I was asked to write some notes on how libvips handles colourspaces. I thought it might be handy to have as a blog post for reference.
libvips started out as a library for very high-resolution, colorimetric imaging of old master paintings. It therefore emphasises efficiency, large file sizes and high accuracy; it does not think much of being easy to use. It's a low-level, rather manual library.
libvips images are 3D arrays with the dimensions width / height / bands (usually called channels in other packages I think), where each value can be 8, 16 or 32-bit int, signed or unsigned, float, double, complex or double complex. All values in an image must have the same type.

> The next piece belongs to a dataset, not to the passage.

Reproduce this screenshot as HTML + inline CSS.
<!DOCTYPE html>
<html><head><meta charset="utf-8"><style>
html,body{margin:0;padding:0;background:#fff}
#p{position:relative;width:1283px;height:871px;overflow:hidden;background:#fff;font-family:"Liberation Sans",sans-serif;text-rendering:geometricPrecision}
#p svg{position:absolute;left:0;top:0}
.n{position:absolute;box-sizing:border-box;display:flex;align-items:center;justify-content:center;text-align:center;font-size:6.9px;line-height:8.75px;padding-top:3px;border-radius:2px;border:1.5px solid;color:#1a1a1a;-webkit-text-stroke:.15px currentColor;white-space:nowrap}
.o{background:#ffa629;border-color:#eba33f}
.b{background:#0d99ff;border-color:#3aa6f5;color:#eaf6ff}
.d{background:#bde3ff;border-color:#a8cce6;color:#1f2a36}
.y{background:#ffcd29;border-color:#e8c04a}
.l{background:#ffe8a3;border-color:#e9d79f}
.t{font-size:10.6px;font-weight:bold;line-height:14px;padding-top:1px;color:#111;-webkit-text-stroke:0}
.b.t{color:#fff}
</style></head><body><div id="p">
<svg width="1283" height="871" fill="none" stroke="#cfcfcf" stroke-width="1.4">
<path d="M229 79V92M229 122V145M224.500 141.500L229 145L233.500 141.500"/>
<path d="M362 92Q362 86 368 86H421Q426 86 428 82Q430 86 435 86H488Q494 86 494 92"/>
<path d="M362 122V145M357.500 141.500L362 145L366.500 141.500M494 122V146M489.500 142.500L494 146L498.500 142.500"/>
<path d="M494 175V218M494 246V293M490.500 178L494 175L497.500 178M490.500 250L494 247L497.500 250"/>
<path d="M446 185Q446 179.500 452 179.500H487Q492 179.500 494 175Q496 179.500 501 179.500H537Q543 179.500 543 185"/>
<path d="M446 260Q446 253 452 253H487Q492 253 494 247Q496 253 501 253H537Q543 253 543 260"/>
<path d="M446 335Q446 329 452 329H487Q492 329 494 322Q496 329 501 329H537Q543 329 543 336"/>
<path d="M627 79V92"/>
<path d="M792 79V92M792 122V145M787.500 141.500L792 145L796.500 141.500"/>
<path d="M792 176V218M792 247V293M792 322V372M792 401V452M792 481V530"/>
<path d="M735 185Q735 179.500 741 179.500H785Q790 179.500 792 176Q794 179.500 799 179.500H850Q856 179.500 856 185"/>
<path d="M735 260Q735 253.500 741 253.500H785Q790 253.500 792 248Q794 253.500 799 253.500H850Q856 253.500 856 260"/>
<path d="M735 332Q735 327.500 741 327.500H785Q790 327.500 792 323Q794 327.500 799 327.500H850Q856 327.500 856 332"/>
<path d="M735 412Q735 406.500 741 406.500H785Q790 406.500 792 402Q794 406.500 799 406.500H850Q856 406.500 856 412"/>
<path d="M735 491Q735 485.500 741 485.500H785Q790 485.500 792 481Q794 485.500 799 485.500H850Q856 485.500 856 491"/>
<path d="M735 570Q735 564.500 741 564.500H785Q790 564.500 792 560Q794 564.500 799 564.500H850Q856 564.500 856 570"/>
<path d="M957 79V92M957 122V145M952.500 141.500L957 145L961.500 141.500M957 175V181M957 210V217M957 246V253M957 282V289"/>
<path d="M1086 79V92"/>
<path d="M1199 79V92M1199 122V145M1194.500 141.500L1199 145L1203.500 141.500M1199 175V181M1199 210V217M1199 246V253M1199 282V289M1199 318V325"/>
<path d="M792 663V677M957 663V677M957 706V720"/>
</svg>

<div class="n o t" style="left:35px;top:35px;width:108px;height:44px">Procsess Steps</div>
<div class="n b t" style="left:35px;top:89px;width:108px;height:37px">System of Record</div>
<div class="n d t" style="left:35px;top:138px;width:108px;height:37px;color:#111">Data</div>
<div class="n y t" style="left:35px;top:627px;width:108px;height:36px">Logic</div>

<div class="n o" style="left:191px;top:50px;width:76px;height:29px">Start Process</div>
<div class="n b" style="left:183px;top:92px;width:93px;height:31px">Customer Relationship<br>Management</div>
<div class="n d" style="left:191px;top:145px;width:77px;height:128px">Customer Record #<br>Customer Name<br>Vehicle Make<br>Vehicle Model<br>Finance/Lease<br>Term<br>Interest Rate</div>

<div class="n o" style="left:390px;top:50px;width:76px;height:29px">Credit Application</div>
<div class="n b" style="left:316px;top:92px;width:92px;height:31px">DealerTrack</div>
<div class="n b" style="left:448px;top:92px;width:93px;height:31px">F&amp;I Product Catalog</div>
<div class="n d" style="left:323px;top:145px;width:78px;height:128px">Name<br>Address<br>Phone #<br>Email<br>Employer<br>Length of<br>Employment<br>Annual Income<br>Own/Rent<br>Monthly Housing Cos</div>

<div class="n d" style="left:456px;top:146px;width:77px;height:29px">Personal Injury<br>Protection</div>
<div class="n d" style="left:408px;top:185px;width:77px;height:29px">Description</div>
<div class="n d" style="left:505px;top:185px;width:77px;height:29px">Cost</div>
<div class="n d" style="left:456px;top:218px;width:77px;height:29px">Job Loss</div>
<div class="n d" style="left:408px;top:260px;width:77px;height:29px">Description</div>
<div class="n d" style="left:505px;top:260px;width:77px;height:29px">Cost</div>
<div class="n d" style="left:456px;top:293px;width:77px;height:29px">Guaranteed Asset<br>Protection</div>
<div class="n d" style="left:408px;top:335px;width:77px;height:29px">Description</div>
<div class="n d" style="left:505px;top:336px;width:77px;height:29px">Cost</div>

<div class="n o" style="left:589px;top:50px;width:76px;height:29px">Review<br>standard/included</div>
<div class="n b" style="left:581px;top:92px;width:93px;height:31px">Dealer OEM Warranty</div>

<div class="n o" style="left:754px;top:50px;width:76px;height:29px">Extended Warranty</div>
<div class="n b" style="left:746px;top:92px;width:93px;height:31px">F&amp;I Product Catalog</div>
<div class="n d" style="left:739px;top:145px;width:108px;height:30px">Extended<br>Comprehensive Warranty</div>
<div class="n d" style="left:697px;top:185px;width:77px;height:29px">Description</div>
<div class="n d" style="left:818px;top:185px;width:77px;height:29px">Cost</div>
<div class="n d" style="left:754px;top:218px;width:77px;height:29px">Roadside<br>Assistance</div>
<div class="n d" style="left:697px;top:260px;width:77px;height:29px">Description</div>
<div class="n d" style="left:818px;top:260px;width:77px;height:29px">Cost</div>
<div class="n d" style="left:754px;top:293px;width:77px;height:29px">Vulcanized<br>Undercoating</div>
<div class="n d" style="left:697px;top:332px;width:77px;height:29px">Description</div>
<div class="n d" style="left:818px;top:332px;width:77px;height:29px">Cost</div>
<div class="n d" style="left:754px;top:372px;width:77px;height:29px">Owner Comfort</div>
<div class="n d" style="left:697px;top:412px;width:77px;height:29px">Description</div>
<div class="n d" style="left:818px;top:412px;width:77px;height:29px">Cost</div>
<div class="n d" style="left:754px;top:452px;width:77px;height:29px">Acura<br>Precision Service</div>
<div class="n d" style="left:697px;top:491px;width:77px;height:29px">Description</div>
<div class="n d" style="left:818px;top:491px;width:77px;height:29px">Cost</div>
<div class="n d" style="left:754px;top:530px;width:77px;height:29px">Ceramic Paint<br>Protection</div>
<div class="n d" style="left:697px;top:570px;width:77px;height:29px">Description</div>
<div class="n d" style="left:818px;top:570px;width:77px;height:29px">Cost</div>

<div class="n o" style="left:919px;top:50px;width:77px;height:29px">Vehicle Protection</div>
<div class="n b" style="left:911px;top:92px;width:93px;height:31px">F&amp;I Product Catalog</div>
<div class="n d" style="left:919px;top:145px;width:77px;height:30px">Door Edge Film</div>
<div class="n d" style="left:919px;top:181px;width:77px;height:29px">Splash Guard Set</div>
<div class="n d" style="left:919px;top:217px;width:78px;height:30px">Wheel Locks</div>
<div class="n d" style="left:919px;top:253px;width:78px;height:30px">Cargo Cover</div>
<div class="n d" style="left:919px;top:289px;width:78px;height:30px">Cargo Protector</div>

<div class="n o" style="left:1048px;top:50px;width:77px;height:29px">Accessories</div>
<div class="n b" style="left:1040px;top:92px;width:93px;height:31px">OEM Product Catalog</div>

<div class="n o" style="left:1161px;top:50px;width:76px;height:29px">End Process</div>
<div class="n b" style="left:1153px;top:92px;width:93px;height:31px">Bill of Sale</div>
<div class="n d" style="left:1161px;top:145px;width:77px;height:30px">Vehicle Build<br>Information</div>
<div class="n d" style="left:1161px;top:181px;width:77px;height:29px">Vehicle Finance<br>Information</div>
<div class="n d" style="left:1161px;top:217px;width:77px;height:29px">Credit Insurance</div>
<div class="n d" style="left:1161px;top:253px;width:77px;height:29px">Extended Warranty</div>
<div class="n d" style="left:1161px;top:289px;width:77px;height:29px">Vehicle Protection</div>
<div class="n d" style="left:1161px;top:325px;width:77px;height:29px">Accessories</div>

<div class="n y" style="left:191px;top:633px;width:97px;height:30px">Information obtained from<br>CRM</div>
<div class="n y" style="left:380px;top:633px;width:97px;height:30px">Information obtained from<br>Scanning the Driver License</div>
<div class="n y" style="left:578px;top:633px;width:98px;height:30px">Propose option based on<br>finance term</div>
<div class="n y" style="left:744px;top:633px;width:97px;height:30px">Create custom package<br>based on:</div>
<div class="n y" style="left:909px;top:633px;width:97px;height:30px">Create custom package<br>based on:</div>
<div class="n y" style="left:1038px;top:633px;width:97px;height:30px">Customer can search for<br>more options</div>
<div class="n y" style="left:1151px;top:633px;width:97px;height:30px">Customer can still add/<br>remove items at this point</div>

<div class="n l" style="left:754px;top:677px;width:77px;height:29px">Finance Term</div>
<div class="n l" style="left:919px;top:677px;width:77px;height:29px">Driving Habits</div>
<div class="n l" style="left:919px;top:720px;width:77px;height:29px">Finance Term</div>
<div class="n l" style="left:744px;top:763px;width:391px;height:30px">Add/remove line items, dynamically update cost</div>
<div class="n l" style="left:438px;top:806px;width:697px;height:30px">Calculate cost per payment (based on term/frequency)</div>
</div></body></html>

All operations (almost) can work on images of any size or type. libvips uses templates so you (usually) only write one inner loop and the compiler will expand it to the 10 cases for you.

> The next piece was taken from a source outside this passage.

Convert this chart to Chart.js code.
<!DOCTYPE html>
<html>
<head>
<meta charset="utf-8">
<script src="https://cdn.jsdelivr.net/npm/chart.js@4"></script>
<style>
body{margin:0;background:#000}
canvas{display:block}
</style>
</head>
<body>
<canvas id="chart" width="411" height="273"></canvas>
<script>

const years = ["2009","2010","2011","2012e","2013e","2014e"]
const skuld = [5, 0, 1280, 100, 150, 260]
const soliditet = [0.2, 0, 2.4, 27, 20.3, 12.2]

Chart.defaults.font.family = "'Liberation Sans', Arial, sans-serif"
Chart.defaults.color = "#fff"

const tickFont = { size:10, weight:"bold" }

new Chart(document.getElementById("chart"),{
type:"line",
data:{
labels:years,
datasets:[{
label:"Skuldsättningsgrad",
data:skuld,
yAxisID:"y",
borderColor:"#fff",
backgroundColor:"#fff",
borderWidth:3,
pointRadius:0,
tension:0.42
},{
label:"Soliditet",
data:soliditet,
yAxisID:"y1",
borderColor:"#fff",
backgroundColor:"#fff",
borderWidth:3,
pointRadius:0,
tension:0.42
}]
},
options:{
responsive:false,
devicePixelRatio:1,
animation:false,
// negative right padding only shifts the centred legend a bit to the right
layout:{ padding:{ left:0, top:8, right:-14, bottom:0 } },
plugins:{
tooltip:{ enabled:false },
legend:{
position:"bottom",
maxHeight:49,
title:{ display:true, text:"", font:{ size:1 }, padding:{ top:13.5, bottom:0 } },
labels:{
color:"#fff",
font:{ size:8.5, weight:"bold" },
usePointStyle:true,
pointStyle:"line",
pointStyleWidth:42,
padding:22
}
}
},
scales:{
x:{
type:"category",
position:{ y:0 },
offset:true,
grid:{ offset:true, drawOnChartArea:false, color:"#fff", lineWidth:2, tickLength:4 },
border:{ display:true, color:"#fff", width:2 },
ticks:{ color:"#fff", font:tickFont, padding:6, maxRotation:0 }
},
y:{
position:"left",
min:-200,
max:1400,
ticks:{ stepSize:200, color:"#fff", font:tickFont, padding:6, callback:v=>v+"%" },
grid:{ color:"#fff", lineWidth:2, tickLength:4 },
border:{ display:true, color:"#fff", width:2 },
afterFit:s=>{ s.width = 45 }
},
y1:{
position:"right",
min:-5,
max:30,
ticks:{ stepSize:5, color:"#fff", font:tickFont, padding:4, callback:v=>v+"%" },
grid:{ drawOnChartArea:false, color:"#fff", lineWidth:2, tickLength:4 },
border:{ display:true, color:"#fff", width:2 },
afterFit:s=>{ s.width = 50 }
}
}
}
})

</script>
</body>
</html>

Colour transforms are implemented as a set of functions on top of this. libvips has D65 XYZ, represented as a 3-band float image, as its core colourspace:
There's no such thing as a LAB image (for example). Instead, operations like im_XYZ2Lab() assume you know what you are doing and that the array of values you pass in does indeed represent a D65 XYZ image. Operations set a hint field on their output (called "interpretation" -- it'd be set to LAB by im_XYZ2Lab(), for example) that higher-level libraries can use to help display an image to the user sensibly.

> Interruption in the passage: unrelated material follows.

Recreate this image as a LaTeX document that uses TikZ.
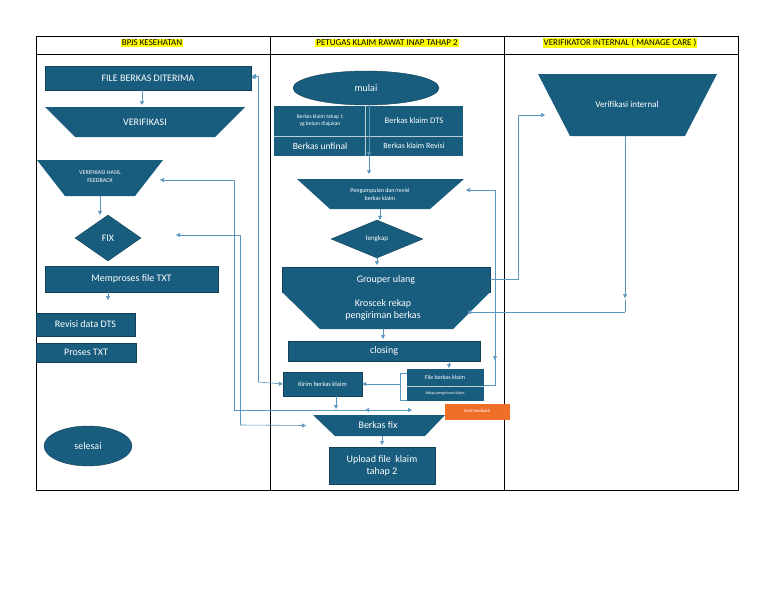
\documentclass[tikz,border=0pt]{standalone}
\usepackage{fontspec}
\setmainfont{Carlito}
\usetikzlibrary{shapes.geometric,arrows.meta}
\definecolor{bx}{RGB}{24,92,126}
\definecolor{ln}{RGB}{90,150,190}
\definecolor{hl}{RGB}{255,255,0}
\definecolor{org}{RGB}{240,110,40}
\begin{document}
\begin{tikzpicture}[x=1pt,y=-1pt,
 box/.style={fill=bx,draw=bx!70!black,line width=0.4pt,text=white,inner sep=0},
 lbl/.style={text=white,inner sep=0,align=center},
 con/.style={draw=ln,line width=0.6pt,-{Triangle[length=4pt,width=4pt]}},
 lin/.style={draw=ln,line width=0.6pt},
 hd/.style={fill=hl,inner sep=1pt,font=\fontsize{9}{10}\selectfont}]
\useasboundingbox (0,0) rectangle (768,594);
% table
\draw[line width=0.6pt] (36,36) rectangle (738,490);
\draw[line width=0.6pt] (36,54) -- (738,54) (270,36) -- (270,490) (504,36) -- (504,490);
\node[hd] (h1) at (152,43) {BPJS KESEHATAN};
\node[hd] (h2) at (387,43) {PETUGAS KLAIM RAWAT INAP TAHAP 2};
\node[hd] (h3) at (620,43) {VERIFIKATOR INTERNAL ( MANAGE CARE )};
% left column
\node[box,minimum width=206pt,minimum height=24pt,font=\fontsize{10}{11}\selectfont] (fbd) at (148,78) {FILE BERKAS DITERIMA};
\fill[bx] (45,107) -- (245,107) -- (215,137) -- (75,137) -- cycle;
\node[lbl,font=\fontsize{10}{11}\selectfont] (ver) at (145,122) {VERIFIKASI};
\fill[bx] (37,160) -- (163,160) -- (135,196) -- (65,196) -- cycle;
\node[lbl,font=\fontsize{6}{8}\selectfont] (vhf) at (100,177) {VERIFIKASI HASIL\\FEEDBACK};
\node[box,diamond,minimum width=66pt,minimum height=46pt,font=\fontsize{10}{11}\selectfont] (fix) at (108,238) {FIX};
\node[box,minimum width=173pt,minimum height=26pt,font=\fontsize{10}{11}\selectfont] (mtxt) at (131.5,279) {Memproses file TXT};
\node[box,minimum width=99pt,minimum height=23pt,font=\fontsize{10}{11}\selectfont] (rdts) at (85.5,324.5) {Revisi data DTS};
\node[box,minimum width=100pt,minimum height=19pt,font=\fontsize{10}{11}\selectfont] (ptxt) at (86,352.5) {Proses TXT};
\node[box,ellipse,minimum width=88pt,minimum height=40pt,font=\fontsize{10}{11}\selectfont] (sel) at (88,446) {selesai};
% middle column
\node[box,ellipse,minimum width=146pt,minimum height=34pt,font=\fontsize{10}{11}\selectfont] (mul) at (366,88) {mulai};
\fill[bx] (274,106) rectangle (463,156);
\draw[white!70!bx,line width=0.6pt] (365,106) -- (365,156) (274,136) -- (463,136);
\node[lbl,font=\fontsize{5.5}{7}\selectfont] (t1) at (320,121) {Berkas klaim tahap 1\\yg belum diajukan};
\node[lbl,font=\fontsize{8.5}{10}\selectfont] (t2) at (414,121) {Berkas klaim DTS};
\node[lbl,font=\fontsize{9.5}{10}\selectfont] (t3) at (320,146) {Berkas unfinal};
\node[lbl,font=\fontsize{8}{10}\selectfont] (t4) at (414,146) {Berkas klaim Revisi};
\coordinate (tb) at (369,156);
\fill[bx] (297,179) -- (464,179) -- (430,209) -- (330,209) -- cycle;
\node[lbl,font=\fontsize{6}{8}\selectfont] (pen) at (380,194) {Pengumpulan dan/revisi\\berkas klaim};
\node[box,diamond,minimum width=92pt,minimum height=38pt,font=\fontsize{7}{8}\selectfont] (lkp) at (377,239) {lengkap};
\node[box,minimum width=208pt,minimum height=25pt,font=\fontsize{10}{11}\selectfont] (gru) at (386,279.5) {Grouper ulang};
\fill[bx] (282,292) -- (490,292) -- (453,329) -- (320,329) -- cycle;
\node[lbl,font=\fontsize{10}{12}\selectfont] (krs) at (383,310) {Kroscek rekap\\pengiriman berkas};
\node[box,minimum width=192pt,minimum height=20pt,font=\fontsize{10}{11}\selectfont] (clo) at (384,351) {closing};
\node[box,minimum width=79pt,minimum height=24pt,font=\fontsize{6.5}{8}\selectfont] (kir) at (322.5,384) {Kirim berkas klaim};
\fill[bx] (407,369) rectangle (484,401);
\draw[white!70!bx,line width=0.5pt] (407,386) -- (484,386);
\node[lbl,font=\fontsize{6}{7}\selectfont] (fbk) at (445,377) {File berkas klaim};
\node[lbl,font=\fontsize{4}{5}\selectfont] (rpk) at (445,393) {Rekap pengiriman klaim};
\coordinate (fbl) at (407,385);
\fill[org] (445,404) rectangle (510,420);
\node[inner sep=0,text=white,font=\fontsize{4.5}{5}\selectfont] (hf) at (477,411) {Hasil feedback};
\fill[bx] (313,415) -- (445,415) -- (425,436) -- (335,436) -- cycle;
\node[lbl,font=\fontsize{10}{11}\selectfont] (bfx) at (378,425.5) {Berkas fix};
\node[box,minimum width=106pt,minimum height=37pt,align=center,font=\fontsize{10}{12}\selectfont] (upl) at (382,465.5) {Upload file\ \ klaim\\tahap 2};
% right column
\fill[bx] (538,74) -- (717,74) -- (685,136) -- (570,136) -- cycle;
\node[lbl,font=\fontsize{9}{11}\selectfont] (vin) at (627,104) {Verifikasi internal};
% connectors
\coordinate (c1) at (258,382);
\coordinate (c2) at (234,410);
\coordinate (c3) at (240,425);
\coordinate (c4) at (495,190);
\coordinate (c5) at (518,115);
\coordinate (c6) at (625,312);
\draw[con] (fbd.south -| 142,0) -- (142,105);
\draw[con] (100,196) -- (fix.north -| 100,0);
\draw[con] (mtxt.south -| 108,0) -- (108,300);
\draw[con] (mul.south -| 369,0) -- (tb);
\draw[con] (tb) -- (369,174);
\draw[con] (380,209) -- (lkp.north -| 380,0);
\draw[con] (lkp.south -| 377,0) -- (377,265);
\draw[con] (383,329) -- (383,339);
\draw[con] (449,361) -- (449,368);
\draw[con] (kir.south -| 336,0) -- (336,409);
\draw[con] (382,436) -- (382,445);
\draw[con] (kir.north -| 258,0) ++(0,0) (c1) |- (252,76);
\draw[con] (258,382) -- (kir.west);
\draw[lin] (258,382) -- (258,76);
\draw[con] (258,76) -- (fbd.east);
\draw[con] (c2) |- (160,180);
\draw[lin] (c2) -- (410,410);
\draw[con] (380,410) -- (365,410);
\draw[con] (380,410) -- (412,410);
\draw[con] (c3) |- (176,235);
\draw[con] (c3) -- (bfx.west -| 306,0);
\draw[lin] (495,190) -- (495,385) -- (484,385);
\draw[con] (495,190) -- (466,190);
\draw[con] (495,340) -- (495,360);
\draw[lin] (fbk.west -| 407,0) ++(0,-4) (407,373) -- (400,373) -- (400,400) -- (407,400);
\draw[con] (400,384) -- (kir.east);
\draw[lin] (gru.east) -| (c5);
\draw[con] (c5) -- (545,115);
\draw[con] (625,136) -- (625,298);
\draw[lin] (c6) -- (625,300);
\draw[con] (c6) -- (467,312);
\end{tikzpicture}
\end{document}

The colour-related operations libvips provides are:
- conversion between XYZ, Lab, LCh, Yxy and CMC
- a few colour difference metrics: CIELAB 76, CIELAB 2000, CMC
- D65 / D50 conversion, based on Bradford
- conversion to and from device space and D65 XYZ with lcms and an ICC profile
- a fast path to sRGB from XYZ for GUIs
The file load/save operations (like tiffload, jpegsave etc.) don't do anything with colour. On load they attach any ICC profiles they see to the vips image as metadata and on save they write any attached profile to the file. They aim to give you something very close to what's actually stored in the file and leave colour processing for you to arrange.
What's good about the way libvips handles colour? It's simple, fast and predictable. There's no magic and it won't do strange things behind your back. Because there's no colour knowledge embedded in images it's also very easy to extend.
The downsides are: it takes some level of knowledge to drive it, there's not much support for other colour temperatures (better D50 support would be useful for printing), and like all of libvips there's no support for alpha.
nip2 tries to provide a slightly higher-level way of working with colour. It has simple menus which flip between colour spaces and temperatures, buttons for calculating distance maps, and fairly automatic import and export features.